Tremblante et incertaine, Michelle incarne pourtant le refus des rôles imposés, des récits convenus et des justifications attendues. Contrainte au retrait parce qu’épuisée, elle incarne un féminisme si discret qu’il ne s’énonce jamais, mais pulse comme une nécessité vitale. Sa rébellion surgit d’un instinct de survie, quand la fatigue d’exister et la peur héritée rendent toute adhésion impossible. Cette asphyxie, cette démission sans éclat, Maria Pourchet en fait la matière vive d’un roman traversé par une langue nerveuse, sarcastique, incandescente – où la souffrance ne se raconte pas, mais s’éprouve. Coup de coeur. (5/5)
Citations :
J’ai depuis quelques jours un passé. Je pensais l’avoir depuis un moment, vingt-cinq ans minimum, mais je confondais. Avec une région verte et noire, avec mes cheveux courts et des garçons vite faits, avec des problèmes de fric et des gens que je ne vois plus. Une friche où s’égaraient des chats perdus, ma mère, l’école, la forêt, apprendre à nager, apprendre à lire, le corps troué de l’adolescence, la jeunesse ratée, les amours tristes, les doux, les endurants, démissionner, enfanter. Je pensais avoir vécu, évasivement, mais vécu.

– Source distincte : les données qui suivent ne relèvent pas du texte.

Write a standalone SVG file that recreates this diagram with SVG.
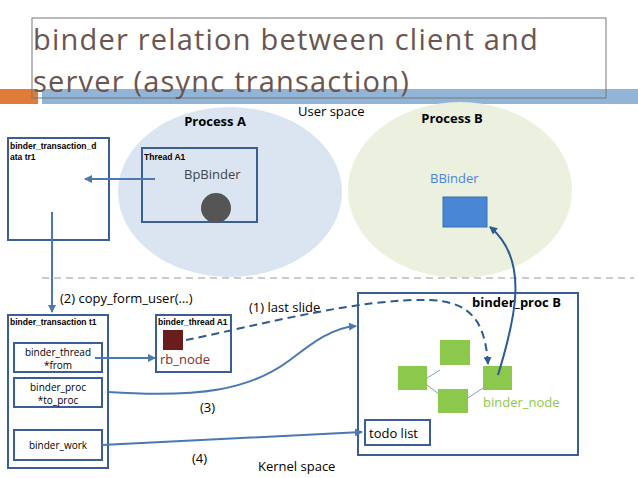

En réalité, le passé vient d’arriver.
Le passé s’installe à l’instant où on exécute la décision d’en finir avec ce qui ne s’appelle déjà plus une existence. Qui s’appelle un temps. Puisqu’il en précède un autre dont on ne sait rien. Qui pourrait tout aussi bien m’engloutir. L’opération est d’une intense brutalité, docteur.
Paris on vient pour commencer et on y reste pour pouvoir recommencer.
Treize ans, effarouchée et sans grâces manifestes, dans la tribu collégienne qui classe et qualifie les individus selon quatre critères – la force, la beauté, l’obéissance, l’utilité – je ne suis reconnue pour rien. Que faire sinon disparaître. Et la disparition est à portée de main qui s’emporte partout, un livre. C’est donc à cet âge que j’ai lu tous les livres disponibles. Un par jour, un par nuit.
Le langage produit chez ceux qui le possèdent des effets de pouvoir et de surplomb et occasionne chez ceux qui ne le possèdent pas des effets de paupérisation et de faiblesse. Comme le fric et la beauté.
Aimer non pas un corps, pas un amour, aimer plus élémentaire et plus fort parce que aimer un semblable sans l’attente d’aucune métamorphose, d’aucun serment mais le contraire : se jeter pour quelques heures dans le réconfort du même, silencieux. Aimer pour la peau, aimer parce que c’est humain, aimer pour une fois comme les animaux ne sauraient pas. Cela n’arrive qu’ainsi, n’arrive qu’à deux camarades coincés loin de chez soi entre la fatigue et l’abandon. Et tandis qu’Éric embrassait mes seins, mon sexe, en ronronnant dans sa gorge l’air de folk de la voiture, pas encore décidé à faire plus que réchauffer nos os grandis au même endroit, je lui promis de ne plus jamais l’oublier.